Intel (INTC) Stock Climbs, Bernstein Upgrades
NEW YORK (TheStreet) -- Shares of Intel (INTC) - Get Report are advancing 2.18% to $33.92 late Friday morning as Bernstein raised its rating on the stock to "market perform" from "underperform," the Fly reports.
The firm also raised its price target to $30 from $26 on shares of the Santa Clara, CA-based tech giant.
Bernstein said Intel's second quarter results and third quarter forecast are unlikely to miss consensus projections, due to the company's relatively positive view for the PC channel and baseband markets.

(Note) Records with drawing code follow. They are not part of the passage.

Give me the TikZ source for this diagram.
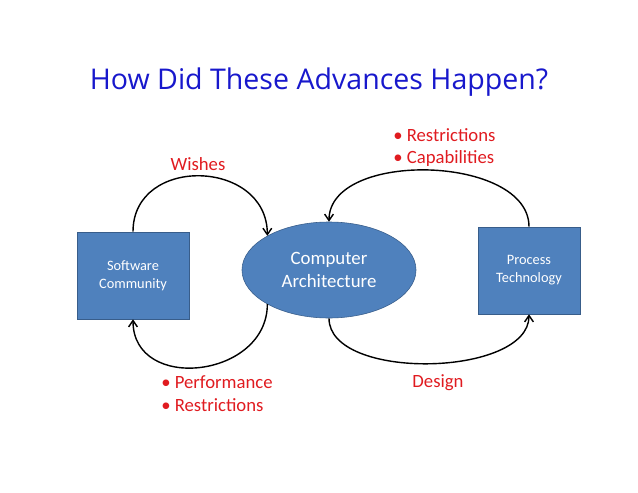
\documentclass[tikz,border=0pt]{standalone}
\usepackage{fontspec}
\setmainfont{Carlito}
\newfontfamily\headfont{Open Sans}
\usetikzlibrary{arrows.meta,shapes.geometric}
\definecolor{boxblue}{RGB}{79,129,189}
\definecolor{edgeblue}{RGB}{56,93,138}
\definecolor{labelred}{RGB}{224,27,32}
\definecolor{titleblue}{RGB}{24,24,204}

\begin{document}
\begin{tikzpicture}[
        x=0.025cm, y=-0.025cm,
        arrow/.style={-{Straight Barb[length=1.6mm,width=2.2mm]}, line width=1pt},
        block/.style={draw=edgeblue, fill=boxblue, text=white, inner sep=0pt,
                      align=center, minimum height=2.175cm,
                      font=\fontsize{10.2}{12.8}\selectfont},
        core/.style={ellipse, draw=edgeblue, fill=boxblue, text=white, inner sep=0pt,
                     align=center, minimum width=4.35cm, minimum height=2.4cm,
                     font=\fontsize{13.4}{16.3}\selectfont},
        note/.style={text=labelred, inner sep=0pt, align=left,
                     font=\fontsize{13.3}{16.3}\selectfont}
    ]
        \useasboundingbox (0,0) rectangle (638,493);

        \node[font=\headfont\fontsize{20.3}{25}\selectfont, text=titleblue] (title) at (319,82) {How Did These Advances Happen?};

        \node[block, minimum width=2.8cm] (software) at (133,275.5) {Software\\Community};
        \node[core] (archi) at (329,270) {Computer\\Architecture};
        \node[block, minimum width=2.55cm] (process) at (529,270.5) {Process\\Technology};

        \node[note] (wishes) at (198,164) {Wishes};
        \node[note, anchor=west] (limits) at (393,147.5) {\textbullet\ Restrictions\\\textbullet\ Capabilities};
        \node[note, anchor=west] (perf) at (161,393.5) {\textbullet\ Performance\\\textbullet\ Restrictions};
        \node[note] (design) at (438,383) {Design};

        \draw[arrow] (software.north) .. controls +(0,-77) and +(0,-77) .. (archi.151);
        \draw[arrow] (process.north) .. controls +(0,-72) and +(0,-72) .. (archi.north);
        \draw[arrow] (archi.209) .. controls +(0,74) and +(0,74) .. (software.south);
        \draw[arrow] (archi.south) .. controls +(0,63) and +(0,63) .. (process.south);
    \end{tikzpicture}
\end{document}
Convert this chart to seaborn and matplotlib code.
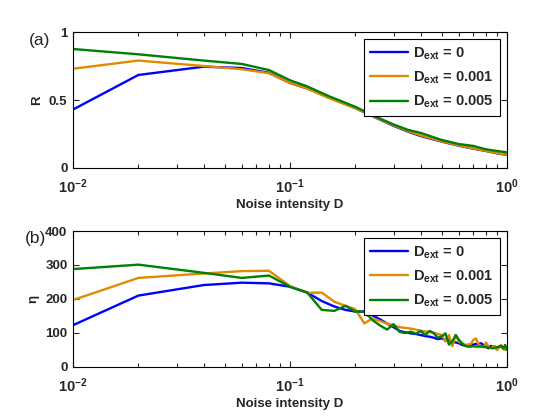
"""Coherence R and eta versus noise intensity D for three external noise levels."""

import matplotlib
matplotlib.use("Agg")
import matplotlib.pyplot as plt
import seaborn as sns
from matplotlib.ticker import LogLocator, NullFormatter

# panel (a): R vs D
D_R = [0.01, 0.02, 0.04, 0.06, 0.08, 0.10, 0.12, 0.15, 0.20, 0.25,
       0.30, 0.35, 0.40, 0.50, 0.60, 0.70, 0.80, 0.90, 1.00]
R_0 = [0.43, 0.684, 0.745, 0.735, 0.70, 0.625, 0.585, 0.52, 0.44, 0.368,
       0.31, 0.267, 0.235, 0.194, 0.164, 0.142, 0.125, 0.108, 0.096]
R_001 = [0.73, 0.79, 0.75, 0.726, 0.697, 0.625, 0.585, 0.516, 0.44, 0.37,
         0.314, 0.271, 0.24, 0.196, 0.166, 0.144, 0.126, 0.11, 0.097]
R_005 = [0.875, 0.836, 0.79, 0.765, 0.72, 0.645, 0.60, 0.53, 0.45, 0.375,
         0.32, 0.28, 0.258, 0.206, 0.176, 0.162, 0.137, 0.125, 0.115]

# panel (b): eta vs D
D_ETA = [0.01, 0.02, 0.04, 0.06, 0.08, 0.10, 0.12, 0.14, 0.16, 0.18,
         0.20, 0.22, 0.24, 0.26, 0.28, 0.30, 0.32, 0.34, 0.36, 0.38,
         0.40, 0.42, 0.44, 0.46, 0.48, 0.50, 0.52, 0.54, 0.56, 0.58,
         0.60, 0.62, 0.64, 0.66, 0.68, 0.70, 0.72, 0.74, 0.76, 0.78,
         0.80, 0.82, 0.84, 0.86, 0.88, 0.90, 0.92, 0.94, 0.96, 0.98, 1.00]
ETA_0 = [123, 210, 241, 248, 246, 236, 219, 194, 178, 168,
         163, 163, 152, 140, 128, 117, 106, 102, 99, 97,
         94, 91, 89, 86, 82, 84, 80, 79, 75, 72,
         70, 65, 63, 62, 64, 66, 68, 67, 70, 64,
         60, 55, 62, 60, 60, 56, 58, 62, 55, 60, 56]
ETA_001 = [197, 262, 275, 282, 283, 238, 218, 219, 192, 180,
           170, 128, 143, 135, 128, 122, 117, 115, 113, 110,
           107, 104, 104, 101, 97, 94, 75, 94, 61, 94,
           75, 70, 65, 66, 67, 80, 84, 65, 62, 58,
           72, 60, 55, 60, 58, 50, 60, 65, 52, 50, 56]
ETA_005 = [288, 301, 277, 262, 269, 236, 219, 168, 165, 180,
           163, 163, 138, 122, 110, 126, 103, 100, 104, 98,
           106, 94, 106, 99, 86, 90, 99, 66, 75, 94,
           80, 70, 62, 60, 60, 61, 60, 60, 60, 60,
           58, 57, 57, 55, 56, 58, 60, 62, 55, 65, 50]

LABELS = [r"$D_{ext}$ = 0", r"$D_{ext}$ = 0.001", r"$D_{ext}$ = 0.005"]
COLORS = ["#0000ff", "#e08a00", "#008000"]

sns.set_style("ticks")
plt.rcParams["font.family"] = ["Liberation Sans", "DejaVu Sans"]
plt.rcParams["font.weight"] = "bold"
plt.rcParams["mathtext.fontset"] = "custom"
plt.rcParams["mathtext.rm"] = "Liberation Sans:bold"
plt.rcParams["mathtext.it"] = "Liberation Sans:bold"
plt.rcParams["mathtext.bf"] = "Liberation Sans:bold"

XTICKS = [0.01, 0.1, 1.0]
XTICKLABELS = [r"$10^{-2}$", r"$10^{-1}$", r"$10^{0}$"]


def style_axes(ax, yticks, ylabel):
    ax.set_xscale("log")
    ax.set_xlim(0.01, 1.0)
    ax.set_ylim(yticks[0], yticks[-1])
    ax.set_yticks(yticks)
    ax.set_yticklabels([f"{t:g}" for t in yticks], fontsize=9.5, fontweight="bold")
    ax.set_xticks(XTICKS)
    ax.set_xticklabels(XTICKLABELS, fontsize=10.5)
    ax.xaxis.set_minor_locator(LogLocator(base=10, subs=range(2, 10)))
    ax.xaxis.set_minor_formatter(NullFormatter())
    ax.tick_params(which="both", direction="in", top=True, right=True, width=0.8)
    ax.tick_params(which="major", length=4)
    ax.tick_params(axis="x", which="major", pad=7)
    ax.tick_params(axis="y", which="major", pad=4)
    ax.tick_params(which="minor", length=3)
    for sp in ax.spines.values():
        sp.set_linewidth(0.8)
        sp.set_color("black")
    ax.set_xlabel("Noise intensity D", fontsize=9.5, fontweight="bold", labelpad=2)
    ax.set_ylabel(ylabel, fontsize=9.5, fontweight="bold", labelpad=4)
    ax.legend(loc="upper right", fontsize=10.5, frameon=True, fancybox=False,
              edgecolor="black", framealpha=1, handlelength=2.6,
              handletextpad=0.35, labelspacing=0.55, borderaxespad=0.5,
              borderpad=0.4)
    ax.get_legend().get_frame().set_linewidth(0.8)


fig = plt.figure(figsize=(5.6, 4.2), dpi=100)
ax1 = fig.add_axes([0.1304, 0.6, 0.775, 0.3238])
ax2 = fig.add_axes([0.1304, 0.1262, 0.775, 0.3238])

for ys, lab, col in zip([R_0, R_001, R_005], LABELS, COLORS):
    sns.lineplot(x=D_R, y=ys, ax=ax1, color=col, linewidth=1.7, label=lab)
for ys, lab, col in zip([ETA_0, ETA_001, ETA_005], LABELS, COLORS):
    sns.lineplot(x=D_ETA, y=ys, ax=ax2, color=col, linewidth=1.7, label=lab)

style_axes(ax1, [0, 0.5, 1], "R")
style_axes(ax2, [0, 100, 200, 300, 400], "η")

fig.text(40 / 560, 1 - 41 / 420, "(a)", fontsize=12.5, fontweight="normal",
         ha="center", va="center")
fig.text(35 / 560, 1 - 238 / 420, "(b)", fontsize=12.5, fontweight="normal",
         ha="center", va="center")

fig.savefig("out.png", dpi=100)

Wall Street is expecting the company to report earnings of 53 cents per share on revenue of $13.35 billion for the second quarter, and 64 cents per share on revenue of $14.59 billion for the third quarter.
Bernstein said the recent PC market recovery will lift Intel, but the resurgence will likely be temporary, the Fly noted.
Additionally, the tech company's top line will be bolstered in the second half of the year by its new deal, which has been widely reported but remains unconfirmed, to supply chips for Apple's (AAPL) iPhone, according to the firm.
But Bernstein noted that PC sales and therefore Intel could be impacted by a higher U.S. dollar during the second half of the year, the Fly added.
Separately, TheStreet Ratings Team has a "Buy" rating with a score of B+ on the stock.
The company's strengths can be seen in multiple areas, such as its revenue growth, largely solid financial position with reasonable debt levels by most measures, solid stock price performance, reasonable valuation levels and increase in net income.
The team believes its strengths outweigh the fact that the company shows weak operating cash flow.
Recently, TheStreet Ratings objectively rated this stock according to its "risk-adjusted" total return prospect over a 12-month investment horizon. Not based on the news in any given day, the rating may differ from Jim Cramer's view or that of this articles's author.